***** RECORDS FOR THIS TASK *****

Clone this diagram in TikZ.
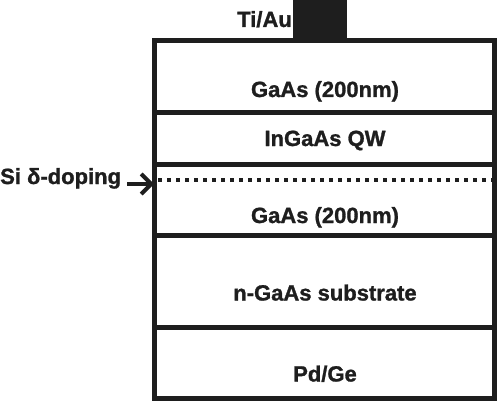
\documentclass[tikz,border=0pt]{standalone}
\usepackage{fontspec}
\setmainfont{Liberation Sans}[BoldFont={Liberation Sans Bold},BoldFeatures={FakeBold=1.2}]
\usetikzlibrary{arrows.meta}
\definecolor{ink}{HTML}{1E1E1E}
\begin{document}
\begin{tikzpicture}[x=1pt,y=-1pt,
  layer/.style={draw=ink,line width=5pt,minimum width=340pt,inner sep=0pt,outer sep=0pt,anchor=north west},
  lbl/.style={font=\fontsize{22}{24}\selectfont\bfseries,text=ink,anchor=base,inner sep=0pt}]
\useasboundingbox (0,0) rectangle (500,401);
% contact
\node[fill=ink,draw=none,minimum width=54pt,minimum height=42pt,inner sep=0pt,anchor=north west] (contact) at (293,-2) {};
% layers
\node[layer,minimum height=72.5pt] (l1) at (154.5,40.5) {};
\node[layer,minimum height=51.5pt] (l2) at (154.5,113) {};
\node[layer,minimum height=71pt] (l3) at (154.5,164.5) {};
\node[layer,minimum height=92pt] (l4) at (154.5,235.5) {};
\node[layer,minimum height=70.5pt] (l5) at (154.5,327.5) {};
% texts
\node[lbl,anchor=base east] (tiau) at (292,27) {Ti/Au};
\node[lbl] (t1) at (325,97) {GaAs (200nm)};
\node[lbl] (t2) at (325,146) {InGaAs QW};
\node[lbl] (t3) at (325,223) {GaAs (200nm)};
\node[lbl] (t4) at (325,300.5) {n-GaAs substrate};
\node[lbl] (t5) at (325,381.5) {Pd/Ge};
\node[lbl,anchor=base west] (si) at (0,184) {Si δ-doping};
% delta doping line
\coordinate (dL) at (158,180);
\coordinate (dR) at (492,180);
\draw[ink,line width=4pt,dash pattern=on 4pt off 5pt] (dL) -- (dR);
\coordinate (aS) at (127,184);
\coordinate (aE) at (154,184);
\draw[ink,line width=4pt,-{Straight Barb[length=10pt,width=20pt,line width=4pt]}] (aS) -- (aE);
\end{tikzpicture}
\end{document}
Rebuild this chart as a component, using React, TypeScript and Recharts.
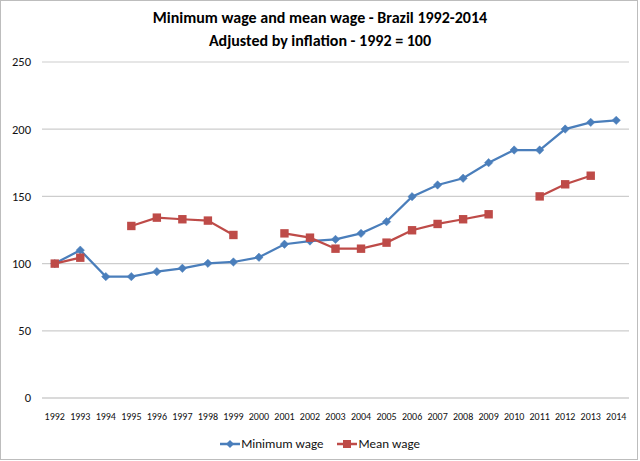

*****

[TASK DIRECTIONS]
Omit all pictures while transcribing the entries verbatim.

[TASK ANSWER]
Clone this diagram in TikZ.
\documentclass[tikz,border=0pt]{standalone}
\usepackage{fontspec}
\setmainfont{Liberation Sans}[BoldFont={Liberation Sans Bold},BoldFeatures={FakeBold=1.2}]
\usetikzlibrary{arrows.meta}
\definecolor{ink}{HTML}{1E1E1E}
\begin{document}
\begin{tikzpicture}[x=1pt,y=-1pt,
  layer/.style={draw=ink,line width=5pt,minimum width=340pt,inner sep=0pt,outer sep=0pt,anchor=north west},
  lbl/.style={font=\fontsize{22}{24}\selectfont\bfseries,text=ink,anchor=base,inner sep=0pt}]
\useasboundingbox (0,0) rectangle (500,401);
% contact
\node[fill=ink,draw=none,minimum width=54pt,minimum height=42pt,inner sep=0pt,anchor=north west] (contact) at (293,-2) {};
% layers
\node[layer,minimum height=72.5pt] (l1) at (154.5,40.5) {};
\node[layer,minimum height=51.5pt] (l2) at (154.5,113) {};
\node[layer,minimum height=71pt] (l3) at (154.5,164.5) {};
\node[layer,minimum height=92pt] (l4) at (154.5,235.5) {};
\node[layer,minimum height=70.5pt] (l5) at (154.5,327.5) {};
% texts
\node[lbl,anchor=base east] (tiau) at (292,27) {Ti/Au};
\node[lbl] (t1) at (325,97) {GaAs (200nm)};
\node[lbl] (t2) at (325,146) {InGaAs QW};
\node[lbl] (t3) at (325,223) {GaAs (200nm)};
\node[lbl] (t4) at (325,300.5) {n-GaAs substrate};
\node[lbl] (t5) at (325,381.5) {Pd/Ge};
\node[lbl,anchor=base west] (si) at (0,184) {Si δ-doping};
% delta doping line
\coordinate (dL) at (158,180);
\coordinate (dR) at (492,180);
\draw[ink,line width=4pt,dash pattern=on 4pt off 5pt] (dL) -- (dR);
\coordinate (aS) at (127,184);
\coordinate (aE) at (154,184);
\draw[ink,line width=4pt,-{Straight Barb[length=10pt,width=20pt,line width=4pt]}] (aS) -- (aE);
\end{tikzpicture}
\end{document}
Rebuild this chart as a component, using React, TypeScript and Recharts.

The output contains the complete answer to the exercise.